* STORED DATA
-- Start --

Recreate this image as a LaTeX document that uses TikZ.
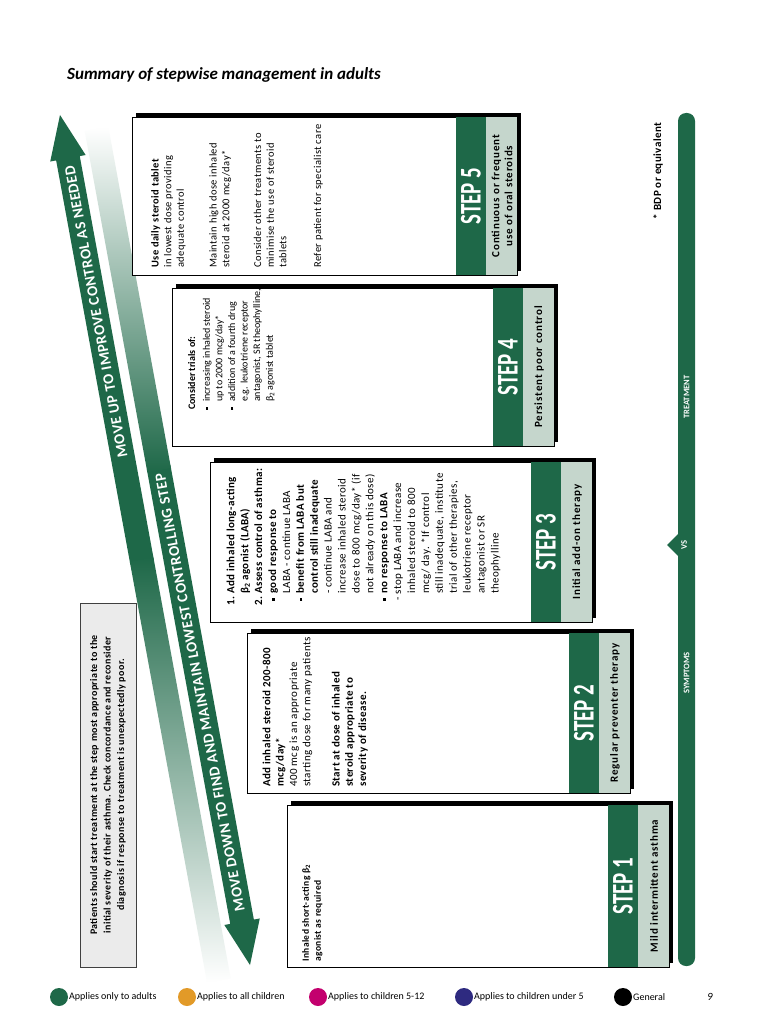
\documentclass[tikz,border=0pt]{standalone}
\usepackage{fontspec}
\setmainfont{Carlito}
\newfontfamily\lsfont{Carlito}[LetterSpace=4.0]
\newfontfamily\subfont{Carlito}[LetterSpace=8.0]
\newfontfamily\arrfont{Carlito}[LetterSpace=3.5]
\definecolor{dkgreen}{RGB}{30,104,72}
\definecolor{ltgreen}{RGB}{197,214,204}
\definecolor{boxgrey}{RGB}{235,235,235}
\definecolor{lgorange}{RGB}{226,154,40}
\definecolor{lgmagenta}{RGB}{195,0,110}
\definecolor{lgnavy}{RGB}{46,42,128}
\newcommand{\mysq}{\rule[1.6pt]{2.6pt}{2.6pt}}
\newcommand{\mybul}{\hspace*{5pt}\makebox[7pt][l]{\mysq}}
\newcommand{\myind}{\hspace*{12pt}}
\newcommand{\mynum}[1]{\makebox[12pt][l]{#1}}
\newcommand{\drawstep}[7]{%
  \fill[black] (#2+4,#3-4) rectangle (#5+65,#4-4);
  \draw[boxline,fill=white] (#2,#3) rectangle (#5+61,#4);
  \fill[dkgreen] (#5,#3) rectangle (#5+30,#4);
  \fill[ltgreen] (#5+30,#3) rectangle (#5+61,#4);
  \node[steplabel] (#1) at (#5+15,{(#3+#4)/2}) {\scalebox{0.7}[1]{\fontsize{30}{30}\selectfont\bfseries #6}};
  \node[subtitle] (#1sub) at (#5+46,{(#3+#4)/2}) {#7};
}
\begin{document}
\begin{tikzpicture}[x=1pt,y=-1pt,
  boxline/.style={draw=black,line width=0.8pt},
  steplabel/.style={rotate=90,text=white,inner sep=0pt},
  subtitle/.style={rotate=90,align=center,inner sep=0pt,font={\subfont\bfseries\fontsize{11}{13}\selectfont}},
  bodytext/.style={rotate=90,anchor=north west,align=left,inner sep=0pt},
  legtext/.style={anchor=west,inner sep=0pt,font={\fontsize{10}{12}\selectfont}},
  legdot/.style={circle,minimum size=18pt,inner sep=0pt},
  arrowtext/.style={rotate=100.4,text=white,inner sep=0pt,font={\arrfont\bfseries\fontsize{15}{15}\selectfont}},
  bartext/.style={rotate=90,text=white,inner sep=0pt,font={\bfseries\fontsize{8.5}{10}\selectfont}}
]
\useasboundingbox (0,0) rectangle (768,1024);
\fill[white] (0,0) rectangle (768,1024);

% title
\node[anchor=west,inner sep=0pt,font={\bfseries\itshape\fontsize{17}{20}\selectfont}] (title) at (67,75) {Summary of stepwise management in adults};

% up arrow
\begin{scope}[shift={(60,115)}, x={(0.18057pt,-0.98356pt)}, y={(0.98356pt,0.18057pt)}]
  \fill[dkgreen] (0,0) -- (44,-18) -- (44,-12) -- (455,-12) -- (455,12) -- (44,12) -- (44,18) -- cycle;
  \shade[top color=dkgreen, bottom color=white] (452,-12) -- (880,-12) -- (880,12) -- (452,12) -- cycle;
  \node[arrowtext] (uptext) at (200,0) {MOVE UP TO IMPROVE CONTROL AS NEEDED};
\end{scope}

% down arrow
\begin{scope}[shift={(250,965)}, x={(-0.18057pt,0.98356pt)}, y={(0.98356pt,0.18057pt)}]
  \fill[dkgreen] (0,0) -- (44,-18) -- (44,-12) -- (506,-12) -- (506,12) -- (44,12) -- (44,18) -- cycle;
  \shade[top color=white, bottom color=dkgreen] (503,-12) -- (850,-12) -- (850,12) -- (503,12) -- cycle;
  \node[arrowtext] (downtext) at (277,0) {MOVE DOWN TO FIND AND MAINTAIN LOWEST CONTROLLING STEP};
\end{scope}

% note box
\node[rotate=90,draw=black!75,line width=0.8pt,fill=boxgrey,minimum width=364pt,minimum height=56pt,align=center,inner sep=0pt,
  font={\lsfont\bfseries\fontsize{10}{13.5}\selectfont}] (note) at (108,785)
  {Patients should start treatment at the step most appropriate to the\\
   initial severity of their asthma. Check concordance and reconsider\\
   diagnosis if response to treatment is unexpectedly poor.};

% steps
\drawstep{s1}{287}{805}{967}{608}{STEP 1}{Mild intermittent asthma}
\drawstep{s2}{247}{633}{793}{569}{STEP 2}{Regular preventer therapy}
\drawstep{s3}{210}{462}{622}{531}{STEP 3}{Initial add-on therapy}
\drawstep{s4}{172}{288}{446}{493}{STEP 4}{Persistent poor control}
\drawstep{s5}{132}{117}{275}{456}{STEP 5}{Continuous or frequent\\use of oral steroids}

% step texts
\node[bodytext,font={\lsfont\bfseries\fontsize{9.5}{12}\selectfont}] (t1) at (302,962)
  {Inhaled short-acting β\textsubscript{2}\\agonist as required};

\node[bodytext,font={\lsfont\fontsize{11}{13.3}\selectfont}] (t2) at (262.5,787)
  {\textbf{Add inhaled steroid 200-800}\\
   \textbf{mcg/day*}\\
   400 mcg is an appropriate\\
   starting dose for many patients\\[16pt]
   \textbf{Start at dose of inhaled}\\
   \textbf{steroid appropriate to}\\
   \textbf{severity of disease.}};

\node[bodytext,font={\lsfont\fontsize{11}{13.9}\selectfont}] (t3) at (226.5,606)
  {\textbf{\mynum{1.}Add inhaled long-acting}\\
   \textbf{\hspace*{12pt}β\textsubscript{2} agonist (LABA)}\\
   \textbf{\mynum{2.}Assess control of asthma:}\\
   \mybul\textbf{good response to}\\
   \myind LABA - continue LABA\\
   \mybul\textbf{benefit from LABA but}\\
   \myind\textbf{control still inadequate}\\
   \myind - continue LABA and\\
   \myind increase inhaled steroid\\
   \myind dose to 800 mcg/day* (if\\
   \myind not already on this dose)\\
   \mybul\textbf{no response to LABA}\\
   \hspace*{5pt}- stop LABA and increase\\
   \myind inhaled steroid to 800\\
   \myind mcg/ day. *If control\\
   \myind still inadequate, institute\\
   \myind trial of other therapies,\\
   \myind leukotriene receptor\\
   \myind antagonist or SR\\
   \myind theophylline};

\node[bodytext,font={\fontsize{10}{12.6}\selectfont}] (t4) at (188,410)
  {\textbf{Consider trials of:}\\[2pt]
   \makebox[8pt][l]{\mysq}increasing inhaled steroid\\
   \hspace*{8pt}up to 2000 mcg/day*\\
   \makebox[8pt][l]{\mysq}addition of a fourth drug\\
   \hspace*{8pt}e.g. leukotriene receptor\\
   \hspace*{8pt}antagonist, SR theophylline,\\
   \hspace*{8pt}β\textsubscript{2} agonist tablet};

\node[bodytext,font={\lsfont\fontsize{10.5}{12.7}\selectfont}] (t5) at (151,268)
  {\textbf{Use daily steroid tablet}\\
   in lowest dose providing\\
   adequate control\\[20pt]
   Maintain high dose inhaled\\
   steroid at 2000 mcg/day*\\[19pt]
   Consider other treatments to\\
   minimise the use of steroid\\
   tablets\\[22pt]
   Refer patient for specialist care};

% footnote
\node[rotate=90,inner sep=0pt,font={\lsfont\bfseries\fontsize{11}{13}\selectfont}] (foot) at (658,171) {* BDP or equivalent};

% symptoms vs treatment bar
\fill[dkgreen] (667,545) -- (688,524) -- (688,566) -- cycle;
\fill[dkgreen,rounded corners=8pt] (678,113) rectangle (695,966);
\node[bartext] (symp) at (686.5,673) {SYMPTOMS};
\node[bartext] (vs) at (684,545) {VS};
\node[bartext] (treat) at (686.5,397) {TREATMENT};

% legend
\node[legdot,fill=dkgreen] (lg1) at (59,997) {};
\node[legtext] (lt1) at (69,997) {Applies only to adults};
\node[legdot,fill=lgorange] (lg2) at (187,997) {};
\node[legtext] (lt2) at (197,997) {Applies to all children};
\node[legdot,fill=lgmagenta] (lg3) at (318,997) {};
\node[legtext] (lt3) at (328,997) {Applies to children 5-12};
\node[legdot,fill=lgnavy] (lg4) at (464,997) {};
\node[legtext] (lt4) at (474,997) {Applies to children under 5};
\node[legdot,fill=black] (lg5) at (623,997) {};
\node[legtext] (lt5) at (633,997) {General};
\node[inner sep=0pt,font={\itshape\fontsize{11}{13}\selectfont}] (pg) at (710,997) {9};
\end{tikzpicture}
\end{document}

-- End --

* SHORT TASK
Leave out any pictures and return exactly the lines from the beginning of the data through the line with "(title) at (67,75)", inclusive.

* CORRECT RESPONSE
Recreate this image as a LaTeX document that uses TikZ.
\documentclass[tikz,border=0pt]{standalone}
\usepackage{fontspec}
\setmainfont{Carlito}
\newfontfamily\lsfont{Carlito}[LetterSpace=4.0]
\newfontfamily\subfont{Carlito}[LetterSpace=8.0]
\newfontfamily\arrfont{Carlito}[LetterSpace=3.5]
\definecolor{dkgreen}{RGB}{30,104,72}
\definecolor{ltgreen}{RGB}{197,214,204}
\definecolor{boxgrey}{RGB}{235,235,235}
\definecolor{lgorange}{RGB}{226,154,40}
\definecolor{lgmagenta}{RGB}{195,0,110}
\definecolor{lgnavy}{RGB}{46,42,128}
\newcommand{\mysq}{\rule[1.6pt]{2.6pt}{2.6pt}}
\newcommand{\mybul}{\hspace*{5pt}\makebox[7pt][l]{\mysq}}
\newcommand{\myind}{\hspace*{12pt}}
\newcommand{\mynum}[1]{\makebox[12pt][l]{#1}}
\newcommand{\drawstep}[7]{%
  \fill[black] (#2+4,#3-4) rectangle (#5+65,#4-4);
  \draw[boxline,fill=white] (#2,#3) rectangle (#5+61,#4);
  \fill[dkgreen] (#5,#3) rectangle (#5+30,#4);
  \fill[ltgreen] (#5+30,#3) rectangle (#5+61,#4);
  \node[steplabel] (#1) at (#5+15,{(#3+#4)/2}) {\scalebox{0.7}[1]{\fontsize{30}{30}\selectfont\bfseries #6}};
  \node[subtitle] (#1sub) at (#5+46,{(#3+#4)/2}) {#7};
}
\begin{document}
\begin{tikzpicture}[x=1pt,y=-1pt,
  boxline/.style={draw=black,line width=0.8pt},
  steplabel/.style={rotate=90,text=white,inner sep=0pt},
  subtitle/.style={rotate=90,align=center,inner sep=0pt,font={\subfont\bfseries\fontsize{11}{13}\selectfont}},
  bodytext/.style={rotate=90,anchor=north west,align=left,inner sep=0pt},
  legtext/.style={anchor=west,inner sep=0pt,font={\fontsize{10}{12}\selectfont}},
  legdot/.style={circle,minimum size=18pt,inner sep=0pt},
  arrowtext/.style={rotate=100.4,text=white,inner sep=0pt,font={\arrfont\bfseries\fontsize{15}{15}\selectfont}},
  bartext/.style={rotate=90,text=white,inner sep=0pt,font={\bfseries\fontsize{8.5}{10}\selectfont}}
]
\useasboundingbox (0,0) rectangle (768,1024);
\fill[white] (0,0) rectangle (768,1024);

% title
\node[anchor=west,inner sep=0pt,font={\bfseries\itshape\fontsize{17}{20}\selectfont}] (title) at (67,75) {Summary of stepwise management in adults};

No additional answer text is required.